Le mot hábitat est bien en évidence. Il ne s’agit pas en effet de celui qui  demande, en passant, la protection divine mais de celui qui demeure sous l’assistance du Très-Haut. Les deux premières notes doivent être très légèrement élargies et unies en un seul temps. Altíssime arrive très heureusement à la cadence de la médiante. Déi caéli est le mot le plus expressif ; par le punctum allongé, la quinte descendante et la distropha suivie de la tristropha répercutée, il est enveloppé de tendresse, en même temps qu’est mis en évidence tout ce qu’a de précieux une si haute protection. Il y a sur non commorábitur une belle touche de ferme assurance.

– Il dira au Seigneur : Tu es celui qui m’a pris et mon refuge, mon Dieu. Je mettrai mon espoir en toi.

Un léger ralentissement sur le premier climacus de Dómino lui donne une belle nuance de vénération. Méus es et Déus méus sont bien en relief aux cadences, enveloppés de confiance et d’amour, de même éum à la fin.

– Parce que lui-même m’a délivré du filet des chasseurs et de la parole dure.

Long développement, confiant et tendre, sur Ipse. Líberavit a un motif joyeux de libération.

II – Réplique de l’Eglise –

– Comme un oiseau, de ses ailes, il te couvrira et sous ses plumes, tu auras confiance.

Cadences heureuses sur obumbrábit tíbi et sur pénnis éjus.

– D’un bouclier t’entourera sa fidélité. Tu ne craindras pas les frayeurs de la nuit.

Scúto est très caractéristique à cause des notes prolongées et répercutées qui évoquent le bouclier étendu en protection.

– Ni la flèche qui vole durant le jour, ni les complots qui se trament dans la nuit, ni la ruine, ni le démon de midi.

Les trois mots, ságitta volánte, ruína et dæmónio meridiáno ont des motifs originaux ; le même pour les deux derniers.

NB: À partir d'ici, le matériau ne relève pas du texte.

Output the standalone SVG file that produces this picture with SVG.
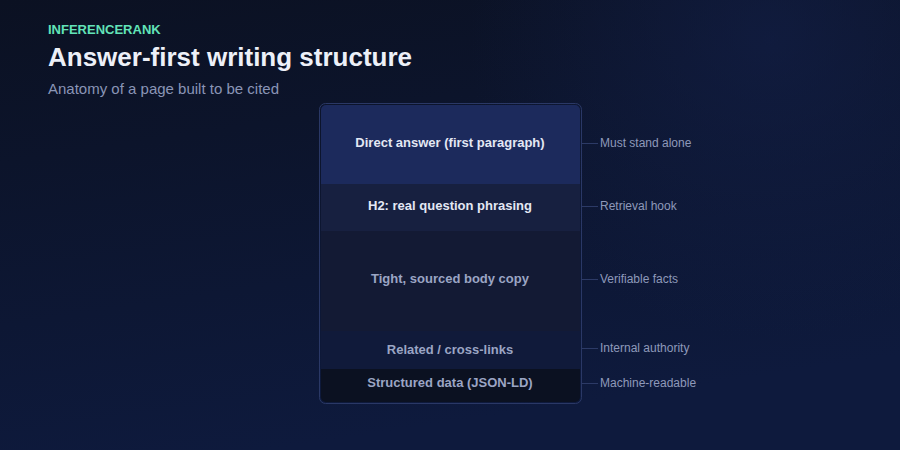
<svg xmlns="http://www.w3.org/2000/svg" width="900" height="450" viewBox="0 0 900 450">
<defs>
<linearGradient id="bg" x1="0" y1="0" x2="0.3" y2="1">
<stop offset="0" stop-color="#0b1122"/>
<stop offset="1" stop-color="#0e1a3d"/>
</linearGradient>
<radialGradient id="glow" cx="770" cy="40" r="300" gradientUnits="userSpaceOnUse">
<stop offset="0" stop-color="#13204a" stop-opacity="0.6"/>
<stop offset="1" stop-color="#13204a" stop-opacity="0"/>
</radialGradient>
<clipPath id="card"><rect x="321" y="105" width="259" height="297" rx="5"/></clipPath>
<style>
.sec{font-family:"Liberation Sans",Arial,sans-serif;font-size:13px;font-weight:bold;text-anchor:middle}
.lbl{font-family:"Liberation Sans",Arial,sans-serif;font-size:12px;fill:#8e99ba}
.con{stroke:#2c3a66;stroke-width:1;fill:none}
</style>
</defs>
<rect width="900" height="450" fill="url(#bg)"/>
<rect width="900" height="450" fill="url(#glow)"/>
<text x="48" y="34" font-family="Liberation Sans,Arial,sans-serif" font-size="13" font-weight="bold" fill="#62e3b8">INFERENCERANK</text>
<text x="48" y="66" font-family="Liberation Sans,Arial,sans-serif" font-size="26" font-weight="bold" fill="#edf0f8">Answer-first writing structure</text>
<text x="48" y="94" font-family="Liberation Sans,Arial,sans-serif" font-size="15" fill="#8a95b6">Anatomy of a page built to be cited</text>
<rect x="319.5" y="103.5" width="262" height="300" rx="6" fill="none" stroke="#2a3866" stroke-width="1"/>
<g clip-path="url(#card)">
<g id="direct"><rect x="321" y="105" width="259" height="79" fill="#1c2a5c"/><text class="sec" x="450" y="147" fill="#e4e8f4">Direct answer (first paragraph)</text></g>
<g id="h2"><rect x="321" y="184" width="259" height="47" fill="#172040"/><text class="sec" x="450" y="210" fill="#e4e8f4">H2: real question phrasing</text></g>
<g id="body"><rect x="321" y="231" width="259" height="100" fill="#131a34"/><text class="sec" x="450" y="283" fill="#9ba5c4">Tight, sourced body copy</text></g>
<g id="related"><rect x="321" y="331" width="259" height="38" fill="#101a3a"/><text class="sec" x="450" y="354" fill="#9ba5c4">Related / cross-links</text></g>
<g id="structured"><rect x="321" y="369" width="259" height="33" fill="#0b1121"/><text class="sec" x="450" y="387" fill="#9ba5c4">Structured data (JSON-LD)</text></g>
</g>
<g id="connectors">
<line class="con" x1="581" y1="143.5" x2="598" y2="143.5"/>
<line class="con" x1="581" y1="206.5" x2="598" y2="206.5"/>
<line class="con" x1="581" y1="279.5" x2="598" y2="279.5"/>
<line class="con" x1="581" y1="348.5" x2="598" y2="348.5"/>
<line class="con" x1="581" y1="383.5" x2="598" y2="383.5"/>
</g>
<g id="labels">
<text class="lbl" x="600" y="147">Must stand alone</text>
<text class="lbl" x="600" y="210">Retrieval hook</text>
<text class="lbl" x="600" y="283">Verifiable facts</text>
<text class="lbl" x="600" y="352">Internal authority</text>
<text class="lbl" x="600" y="387">Machine-readable</text>
</g>
</svg>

Les triples notes sur negótio et ruína sont des trivirgas épisématiques.

– Ils tomberont, à ta gauche, mille, et dix mille à ta droite, mais, de toi, rien n’approchera.

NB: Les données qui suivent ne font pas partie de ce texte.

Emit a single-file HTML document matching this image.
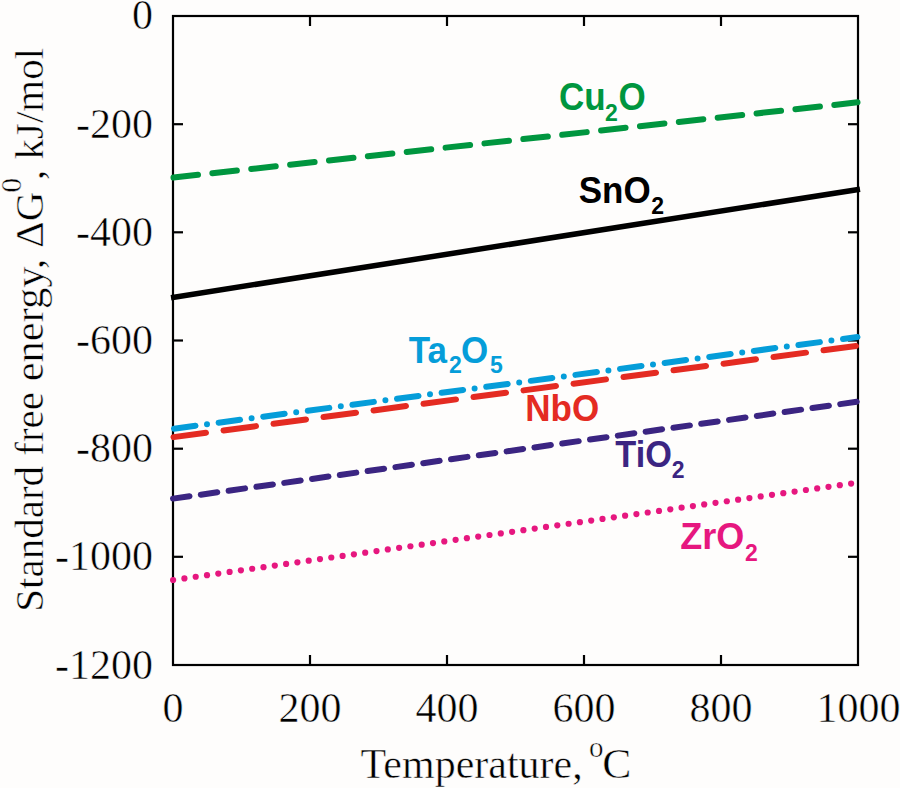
<!DOCTYPE html>
<html><head><meta charset="utf-8">
<style>
html,body{margin:0;padding:0;background:#fefdfc;}
body{width:900px;height:788px;overflow:hidden;}
svg{display:block;}
.ser{font-family:"Liberation Serif",serif;fill:#000;stroke:#fefdfc;stroke-width:0.5px;}
.san{font-family:"Liberation Sans",sans-serif;font-weight:bold;}
</style></head><body>
<svg width="900" height="788" viewBox="0 0 900 788">
<rect x="0" y="0" width="900" height="788" fill="#fefdfc"/>
<rect x="173" y="16" width="685" height="649" fill="none" stroke="#000" stroke-width="2.2"/>
<g stroke="#000" stroke-width="2.2">
<line x1="310.0" y1="665" x2="310.0" y2="655"/>
<line x1="310.0" y1="16" x2="310.0" y2="26"/>
<line x1="447.0" y1="665" x2="447.0" y2="655"/>
<line x1="447.0" y1="16" x2="447.0" y2="26"/>
<line x1="584.0" y1="665" x2="584.0" y2="655"/>
<line x1="584.0" y1="16" x2="584.0" y2="26"/>
<line x1="721.0" y1="665" x2="721.0" y2="655"/>
<line x1="721.0" y1="16" x2="721.0" y2="26"/>
<line x1="173" y1="124.2" x2="183" y2="124.2"/>
<line x1="858" y1="124.2" x2="848" y2="124.2"/>
<line x1="173" y1="232.3" x2="183" y2="232.3"/>
<line x1="858" y1="232.3" x2="848" y2="232.3"/>
<line x1="173" y1="340.5" x2="183" y2="340.5"/>
<line x1="858" y1="340.5" x2="848" y2="340.5"/>
<line x1="173" y1="448.7" x2="183" y2="448.7"/>
<line x1="858" y1="448.7" x2="848" y2="448.7"/>
<line x1="173" y1="556.8" x2="183" y2="556.8"/>
<line x1="858" y1="556.8" x2="848" y2="556.8"/>
</g>
<line x1="173.50" y1="177.55" x2="857.50" y2="102.35" stroke="#00963f" stroke-width="6.00" stroke-linecap="round" stroke-dasharray="24.648 14.457"/>
<line x1="171.00" y1="297.72" x2="860.00" y2="189.18" stroke="#000000" stroke-width="5.50" stroke-linecap="butt"/>
<line x1="174.00" y1="428.67" x2="857.50" y2="337.07" stroke="#059dd9" stroke-width="6.00" stroke-linecap="round" stroke-dasharray="21.692 11.603 0.000 11.704"/>
<line x1="173.50" y1="437.13" x2="857.50" y2="345.77" stroke="#e42b22" stroke-width="6.00" stroke-linecap="round" stroke-dasharray="32.789 17.655"/>
<line x1="173.00" y1="498.60" x2="857.50" y2="401.67" stroke="#3b2582" stroke-width="6.00" stroke-linecap="round" stroke-dasharray="16.665 11.413"/>
<g fill="#e6177f"><circle cx="173.10" cy="579.99" r="3.10"/><circle cx="184.40" cy="578.38" r="3.10"/><circle cx="195.70" cy="576.77" r="3.10"/><circle cx="207.00" cy="575.17" r="3.10"/><circle cx="218.30" cy="573.56" r="3.10"/><circle cx="229.60" cy="571.95" r="3.10"/><circle cx="240.90" cy="570.35" r="3.10"/><circle cx="252.20" cy="568.74" r="3.10"/><circle cx="263.50" cy="567.13" r="3.10"/><circle cx="274.80" cy="565.53" r="3.10"/><circle cx="286.10" cy="563.92" r="3.10"/><circle cx="297.40" cy="562.31" r="3.10"/><circle cx="308.70" cy="560.70" r="3.10"/><circle cx="320.00" cy="559.10" r="3.10"/><circle cx="331.30" cy="557.49" r="3.10"/><circle cx="342.60" cy="555.88" r="3.10"/><circle cx="353.90" cy="554.28" r="3.10"/><circle cx="365.20" cy="552.67" r="3.10"/><circle cx="376.50" cy="551.06" r="3.10"/><circle cx="387.80" cy="549.46" r="3.10"/><circle cx="399.10" cy="547.85" r="3.10"/><circle cx="410.40" cy="546.24" r="3.10"/><circle cx="421.70" cy="544.64" r="3.10"/><circle cx="433.00" cy="543.03" r="3.10"/><circle cx="444.30" cy="541.42" r="3.10"/><circle cx="455.60" cy="539.82" r="3.10"/><circle cx="466.90" cy="538.21" r="3.10"/><circle cx="478.20" cy="536.60" r="3.10"/><circle cx="489.50" cy="535.00" r="3.10"/><circle cx="500.80" cy="533.39" r="3.10"/><circle cx="512.10" cy="531.78" r="3.10"/><circle cx="523.40" cy="530.18" r="3.10"/><circle cx="534.70" cy="528.57" r="3.10"/><circle cx="546.00" cy="526.96" r="3.10"/><circle cx="557.30" cy="525.36" r="3.10"/><circle cx="568.60" cy="523.75" r="3.10"/><circle cx="579.90" cy="522.14" r="3.10"/><circle cx="591.20" cy="520.54" r="3.10"/><circle cx="602.50" cy="518.93" r="3.10"/><circle cx="613.80" cy="517.32" r="3.10"/><circle cx="625.10" cy="515.72" r="3.10"/><circle cx="636.40" cy="514.11" r="3.10"/><circle cx="647.70" cy="512.50" r="3.10"/><circle cx="659.00" cy="510.90" r="3.10"/><circle cx="670.30" cy="509.29" r="3.10"/><circle cx="681.60" cy="507.68" r="3.10"/><circle cx="692.90" cy="506.08" r="3.10"/><circle cx="704.20" cy="504.47" r="3.10"/><circle cx="715.50" cy="502.86" r="3.10"/><circle cx="726.80" cy="501.26" r="3.10"/><circle cx="738.10" cy="499.65" r="3.10"/><circle cx="749.40" cy="498.04" r="3.10"/><circle cx="760.70" cy="496.44" r="3.10"/><circle cx="772.00" cy="494.83" r="3.10"/><circle cx="783.30" cy="493.22" r="3.10"/><circle cx="794.60" cy="491.61" r="3.10"/><circle cx="805.90" cy="490.01" r="3.10"/><circle cx="817.20" cy="488.40" r="3.10"/><circle cx="828.50" cy="486.79" r="3.10"/><circle cx="839.80" cy="485.19" r="3.10"/><circle cx="851.10" cy="483.58" r="3.10"/></g>
<g class="ser" font-size="42" text-anchor="end">
<text x="153" y="29.4">0</text>
<text x="153" y="137.6">-200</text>
<text x="153" y="245.7">-400</text>
<text x="153" y="353.9">-600</text>
<text x="153" y="462.1">-800</text>
<text x="153" y="570.2">-1000</text>
<text x="153" y="678.6">-1200</text>
</g>
<g class="ser" font-size="42" text-anchor="middle">
<text x="173" y="722">0</text>
<text x="310" y="722">200</text>
<text x="447" y="722">400</text>
<text x="584" y="722">600</text>
<text x="721" y="722">800</text>
<text x="858.5" y="722">1000</text>
</g>
<g class="ser">
<text font-size="42" x="360.6" y="777.7">Temperature,</text>
<text font-size="29" x="589" y="756.7">o</text>
<text font-size="42" transform="translate(602.3,777.8) scale(1.04,1)">C</text>
</g>
<g class="ser" transform="translate(43,608.7) rotate(-90)">
<text font-size="41" x="-3" y="0">Standard free</text>
<text font-size="41" transform="translate(227.4,0) scale(1.037,1)">energy,</text>
<text font-size="41" x="361" y="0">ΔG</text>
<text font-size="29" x="416.2" y="-21.7">0</text>
<text font-size="41" x="428.7" y="0">, kJ/mol</text>
</g>
<g class="san" font-size="35">
<g fill="#00963f"><text transform="translate(559,110.2) scale(1,1.1)">Cu</text><text font-size="23" x="605.1" y="120.8">2</text><text transform="translate(618.6,110.2) scale(1,1.1)">O</text></g>
<g fill="#000"><text transform="translate(578.7,202.6) scale(1,1.07)">SnO</text><text font-size="23" x="651.3" y="213.7">2</text></g>
<g fill="#059dd9"><text transform="translate(408.7,362.9) scale(1,1.07)">Ta</text><text font-size="23" x="448.9" y="373.4">2</text><text transform="translate(461,362.9) scale(1,1.07)">O</text><text font-size="23" x="490" y="372.7">5</text></g>
<g fill="#e42b22"><text transform="translate(525.3,421) scale(1,1.06)">NbO</text></g>
<g fill="#3b2582"><text transform="translate(615.3,466.7) scale(0.98,1.06)">TiO</text><text font-size="23" x="671.7" y="478">2</text></g>
<g fill="#e6177f"><text transform="translate(680.3,549.3) scale(1.03,1.06)">ZrO</text><text font-size="23" x="745" y="560.7">2</text></g>
</g>
</svg>
</body></html>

Toute la première partie, par le développement sur les notes élevées, a quelque chose de joyeux qui cadre bien avec l’idée de salut assuré par la protection divine.

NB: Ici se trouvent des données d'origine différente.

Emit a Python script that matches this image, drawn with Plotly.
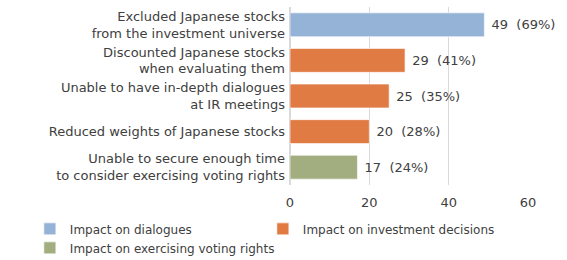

– Parce que à ses Anges il t’a recommandé, afin qu’ils te gardent sur tous tes chemins.

Heureuses applications à te et custódiant te.

– Dans leurs mains ils te porteront pour que jamais tu ne blesses, à la pierre, ton pied

– Tu marcheras sur l’aspic et sur le basilic et tu fouleras aux pieds le lion et le dragon.

Ambulábis, leónem et dracónem ont un développement qui les souligne fortement.

III – Intervention du Seigneur –

– Parce qu’en moi il a mis sa confiance, je le délivrerai ; je le protégerai, parce qu’il a fait appel à mon nom.

Sperávit, mot entre tous important, est en plein relief; de même les deux éum.

– Il m’invoquera, et moi je l’exaucerai, je suis avec lui dans la tribulation.

Ego sur la formule ordinaire est particulièrement expressif : le ralentir légèrement.

– Je le retirerai de l’épreuve et je le glorifierai. D’une longue suite de jours je le comblerai et je lui ferai voir le salut.

Tous les pronoms éum sont en relief. Longitúdinem diérum a la même formule que dans l’Introït, une longue tenue répercutée, très évocatrice.

OFFERTOIRE

LE TEXTE

Sous ses ailes, il te couvrira d’ombre, le Seigneur ;
Et sous ses plumes, tu pourras espérer ;
D’un bouclier, t’entourera sa fidélité. Ps. XC, 4-5.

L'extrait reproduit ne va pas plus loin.